** Dataset excerpt **
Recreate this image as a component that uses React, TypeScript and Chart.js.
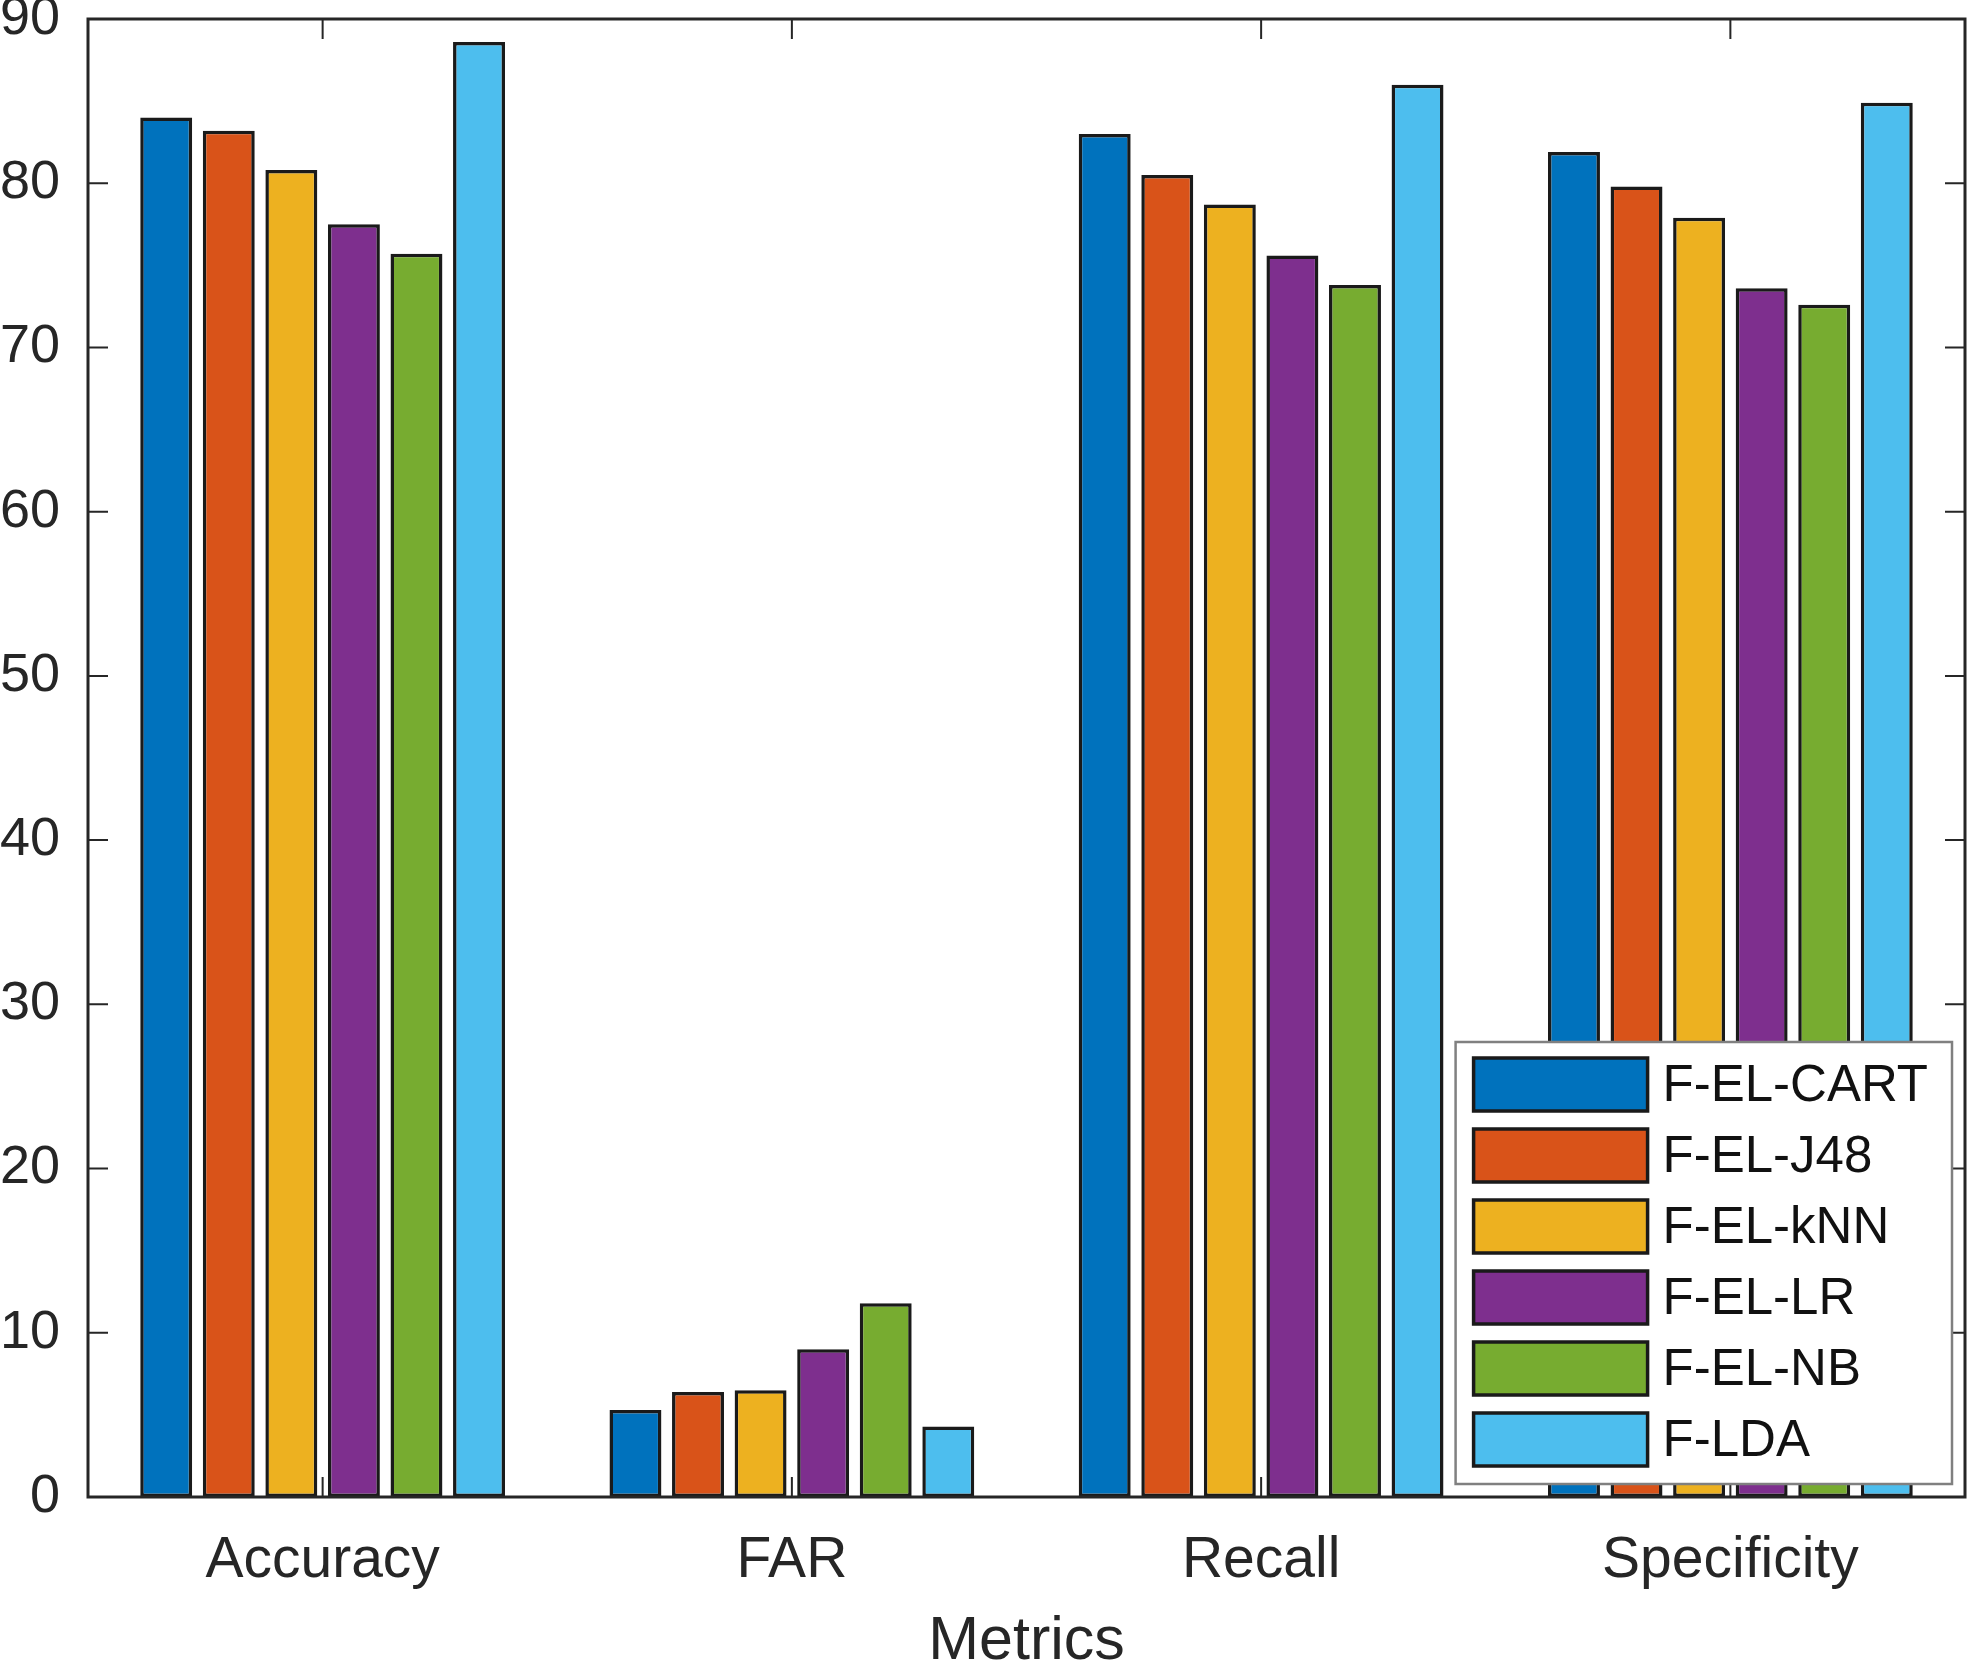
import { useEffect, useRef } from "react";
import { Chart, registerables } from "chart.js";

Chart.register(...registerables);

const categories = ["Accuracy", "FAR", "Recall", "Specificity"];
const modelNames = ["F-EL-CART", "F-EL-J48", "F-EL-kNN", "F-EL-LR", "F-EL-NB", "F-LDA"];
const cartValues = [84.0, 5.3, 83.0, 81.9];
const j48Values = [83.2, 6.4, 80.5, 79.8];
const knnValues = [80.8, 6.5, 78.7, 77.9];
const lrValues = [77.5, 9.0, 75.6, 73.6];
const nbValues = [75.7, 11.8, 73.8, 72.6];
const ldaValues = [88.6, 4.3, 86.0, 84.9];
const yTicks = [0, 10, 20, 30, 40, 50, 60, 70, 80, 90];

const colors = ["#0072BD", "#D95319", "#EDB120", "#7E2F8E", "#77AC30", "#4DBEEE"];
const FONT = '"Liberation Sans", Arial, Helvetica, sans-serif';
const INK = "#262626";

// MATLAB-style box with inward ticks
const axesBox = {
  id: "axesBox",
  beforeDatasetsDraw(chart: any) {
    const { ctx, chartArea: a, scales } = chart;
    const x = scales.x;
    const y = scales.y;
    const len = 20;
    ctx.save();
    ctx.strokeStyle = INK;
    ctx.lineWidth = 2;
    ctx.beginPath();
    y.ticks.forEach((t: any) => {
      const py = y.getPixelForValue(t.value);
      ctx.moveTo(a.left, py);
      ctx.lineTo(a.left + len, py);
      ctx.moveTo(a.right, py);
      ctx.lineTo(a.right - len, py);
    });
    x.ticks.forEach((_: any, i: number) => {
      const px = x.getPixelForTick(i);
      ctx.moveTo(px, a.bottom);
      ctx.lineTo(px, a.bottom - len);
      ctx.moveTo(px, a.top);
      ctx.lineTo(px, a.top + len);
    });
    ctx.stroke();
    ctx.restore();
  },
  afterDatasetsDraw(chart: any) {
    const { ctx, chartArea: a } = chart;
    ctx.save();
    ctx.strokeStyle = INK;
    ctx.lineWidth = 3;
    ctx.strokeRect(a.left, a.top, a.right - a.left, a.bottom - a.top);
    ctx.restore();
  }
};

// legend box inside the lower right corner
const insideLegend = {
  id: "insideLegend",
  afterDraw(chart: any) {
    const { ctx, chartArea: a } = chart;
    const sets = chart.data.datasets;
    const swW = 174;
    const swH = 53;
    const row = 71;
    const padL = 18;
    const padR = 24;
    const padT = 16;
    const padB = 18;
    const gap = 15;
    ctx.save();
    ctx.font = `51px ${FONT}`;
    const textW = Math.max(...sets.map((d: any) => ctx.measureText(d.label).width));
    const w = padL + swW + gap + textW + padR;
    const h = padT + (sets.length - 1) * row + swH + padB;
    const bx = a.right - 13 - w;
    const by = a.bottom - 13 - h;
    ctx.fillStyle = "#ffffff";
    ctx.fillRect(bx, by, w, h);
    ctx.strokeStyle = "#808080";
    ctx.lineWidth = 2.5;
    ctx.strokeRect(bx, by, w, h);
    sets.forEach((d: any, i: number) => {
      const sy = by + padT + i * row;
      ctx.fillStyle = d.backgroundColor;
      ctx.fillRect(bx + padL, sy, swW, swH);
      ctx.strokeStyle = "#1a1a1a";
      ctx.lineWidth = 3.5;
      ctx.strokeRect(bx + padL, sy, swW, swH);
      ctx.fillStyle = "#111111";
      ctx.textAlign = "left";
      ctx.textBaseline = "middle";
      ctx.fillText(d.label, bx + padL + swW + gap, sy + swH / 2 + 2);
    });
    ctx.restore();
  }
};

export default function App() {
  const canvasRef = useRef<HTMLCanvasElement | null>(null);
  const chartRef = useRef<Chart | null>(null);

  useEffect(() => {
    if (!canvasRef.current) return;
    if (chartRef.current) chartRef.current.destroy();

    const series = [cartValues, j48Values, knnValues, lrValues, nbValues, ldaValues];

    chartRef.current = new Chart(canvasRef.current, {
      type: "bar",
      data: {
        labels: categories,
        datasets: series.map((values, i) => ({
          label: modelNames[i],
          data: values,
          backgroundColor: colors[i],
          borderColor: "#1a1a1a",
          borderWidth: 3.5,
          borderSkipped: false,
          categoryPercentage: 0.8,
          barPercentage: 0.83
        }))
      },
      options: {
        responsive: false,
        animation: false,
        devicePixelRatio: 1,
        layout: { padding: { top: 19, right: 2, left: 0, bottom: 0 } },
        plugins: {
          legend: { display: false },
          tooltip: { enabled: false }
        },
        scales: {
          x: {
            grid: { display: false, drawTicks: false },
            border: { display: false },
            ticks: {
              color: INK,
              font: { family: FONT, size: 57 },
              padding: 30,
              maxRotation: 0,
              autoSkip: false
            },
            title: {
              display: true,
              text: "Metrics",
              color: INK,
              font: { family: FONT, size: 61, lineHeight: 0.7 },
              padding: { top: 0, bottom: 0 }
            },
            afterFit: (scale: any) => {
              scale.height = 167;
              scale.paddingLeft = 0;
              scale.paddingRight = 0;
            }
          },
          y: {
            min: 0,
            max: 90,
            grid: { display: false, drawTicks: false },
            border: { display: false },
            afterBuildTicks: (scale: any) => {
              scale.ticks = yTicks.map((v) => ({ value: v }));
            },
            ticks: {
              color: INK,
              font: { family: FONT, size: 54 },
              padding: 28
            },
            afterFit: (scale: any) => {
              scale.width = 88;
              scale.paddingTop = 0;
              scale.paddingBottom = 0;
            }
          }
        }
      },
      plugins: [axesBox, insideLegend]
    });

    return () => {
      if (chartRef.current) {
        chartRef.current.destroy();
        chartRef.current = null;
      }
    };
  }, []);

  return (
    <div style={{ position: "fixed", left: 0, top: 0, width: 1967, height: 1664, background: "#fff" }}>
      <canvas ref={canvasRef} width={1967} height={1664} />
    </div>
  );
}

** Goal of the exercise **
Do not copy the pictures, but repeat every line exactly.

** Right answer **
Recreate this image as a component that uses React, TypeScript and Chart.js.
import { useEffect, useRef } from "react";
import { Chart, registerables } from "chart.js";

Chart.register(...registerables);

const categories = ["Accuracy", "FAR", "Recall", "Specificity"];
const modelNames = ["F-EL-CART", "F-EL-J48", "F-EL-kNN", "F-EL-LR", "F-EL-NB", "F-LDA"];
const cartValues = [84.0, 5.3, 83.0, 81.9];
const j48Values = [83.2, 6.4, 80.5, 79.8];
const knnValues = [80.8, 6.5, 78.7, 77.9];
const lrValues = [77.5, 9.0, 75.6, 73.6];
const nbValues = [75.7, 11.8, 73.8, 72.6];
const ldaValues = [88.6, 4.3, 86.0, 84.9];
const yTicks = [0, 10, 20, 30, 40, 50, 60, 70, 80, 90];

const colors = ["#0072BD", "#D95319", "#EDB120", "#7E2F8E", "#77AC30", "#4DBEEE"];
const FONT = '"Liberation Sans", Arial, Helvetica, sans-serif';
const INK = "#262626";

// MATLAB-style box with inward ticks
const axesBox = {
  id: "axesBox",
  beforeDatasetsDraw(chart: any) {
    const { ctx, chartArea: a, scales } = chart;
    const x = scales.x;
    const y = scales.y;
    const len = 20;
    ctx.save();
    ctx.strokeStyle = INK;
    ctx.lineWidth = 2;
    ctx.beginPath();
    y.ticks.forEach((t: any) => {
      const py = y.getPixelForValue(t.value);
      ctx.moveTo(a.left, py);
      ctx.lineTo(a.left + len, py);
      ctx.moveTo(a.right, py);
      ctx.lineTo(a.right - len, py);
    });
    x.ticks.forEach((_: any, i: number) => {
      const px = x.getPixelForTick(i);
      ctx.moveTo(px, a.bottom);
      ctx.lineTo(px, a.bottom - len);
      ctx.moveTo(px, a.top);
      ctx.lineTo(px, a.top + len);
    });
    ctx.stroke();
    ctx.restore();
  },
  afterDatasetsDraw(chart: any) {
    const { ctx, chartArea: a } = chart;
    ctx.save();
    ctx.strokeStyle = INK;
    ctx.lineWidth = 3;
    ctx.strokeRect(a.left, a.top, a.right - a.left, a.bottom - a.top);
    ctx.restore();
  }
};

// legend box inside the lower right corner
const insideLegend = {
  id: "insideLegend",
  afterDraw(chart: any) {
    const { ctx, chartArea: a } = chart;
    const sets = chart.data.datasets;
    const swW = 174;
    const swH = 53;
    const row = 71;
    const padL = 18;
    const padR = 24;
    const padT = 16;
    const padB = 18;
    const gap = 15;
    ctx.save();
    ctx.font = `51px ${FONT}`;
    const textW = Math.max(...sets.map((d: any) => ctx.measureText(d.label).width));
    const w = padL + swW + gap + textW + padR;
    const h = padT + (sets.length - 1) * row + swH + padB;
    const bx = a.right - 13 - w;
    const by = a.bottom - 13 - h;
    ctx.fillStyle = "#ffffff";
    ctx.fillRect(bx, by, w, h);
    ctx.strokeStyle = "#808080";
    ctx.lineWidth = 2.5;
    ctx.strokeRect(bx, by, w, h);
    sets.forEach((d: any, i: number) => {
      const sy = by + padT + i * row;
      ctx.fillStyle = d.backgroundColor;
      ctx.fillRect(bx + padL, sy, swW, swH);
      ctx.strokeStyle = "#1a1a1a";
      ctx.lineWidth = 3.5;
      ctx.strokeRect(bx + padL, sy, swW, swH);
      ctx.fillStyle = "#111111";
      ctx.textAlign = "left";
      ctx.textBaseline = "middle";
      ctx.fillText(d.label, bx + padL + swW + gap, sy + swH / 2 + 2);
    });
    ctx.restore();
  }
};

export default function App() {
  const canvasRef = useRef<HTMLCanvasElement | null>(null);
  const chartRef = useRef<Chart | null>(null);

  useEffect(() => {
    if (!canvasRef.current) return;
    if (chartRef.current) chartRef.current.destroy();

    const series = [cartValues, j48Values, knnValues, lrValues, nbValues, ldaValues];

    chartRef.current = new Chart(canvasRef.current, {
      type: "bar",
      data: {
        labels: categories,
        datasets: series.map((values, i) => ({
          label: modelNames[i],
          data: values,
          backgroundColor: colors[i],
          borderColor: "#1a1a1a",
          borderWidth: 3.5,
          borderSkipped: false,
          categoryPercentage: 0.8,
          barPercentage: 0.83
        }))
      },
      options: {
        responsive: false,
        animation: false,
        devicePixelRatio: 1,
        layout: { padding: { top: 19, right: 2, left: 0, bottom: 0 } },
        plugins: {
          legend: { display: false },
          tooltip: { enabled: false }
        },
        scales: {
          x: {
            grid: { display: false, drawTicks: false },
            border: { display: false },
            ticks: {
              color: INK,
              font: { family: FONT, size: 57 },
              padding: 30,
              maxRotation: 0,
              autoSkip: false
            },
            title: {
              display: true,
              text: "Metrics",
              color: INK,
              font: { family: FONT, size: 61, lineHeight: 0.7 },
              padding: { top: 0, bottom: 0 }
            },
            afterFit: (scale: any) => {
              scale.height = 167;
              scale.paddingLeft = 0;
              scale.paddingRight = 0;
            }
          },
          y: {
            min: 0,
            max: 90,
            grid: { display: false, drawTicks: false },
            border: { display: false },
            afterBuildTicks: (scale: any) => {
              scale.ticks = yTicks.map((v) => ({ value: v }));
            },
            ticks: {
              color: INK,
              font: { family: FONT, size: 54 },
              padding: 28
            },
            afterFit: (scale: any) => {
              scale.width = 88;
              scale.paddingTop = 0;
              scale.paddingBottom = 0;
            }
          }
        }
      },
      plugins: [axesBox, insideLegend]
    });

    return () => {
      if (chartRef.current) {
        chartRef.current.destroy();
        chartRef.current = null;
      }
    };
  }, []);

  return (
    <div style={{ position: "fixed", left: 0, top: 0, width: 1967, height: 1664, background: "#fff" }}>
      <canvas ref={canvasRef} width={1967} height={1664} />
    </div>
  );
}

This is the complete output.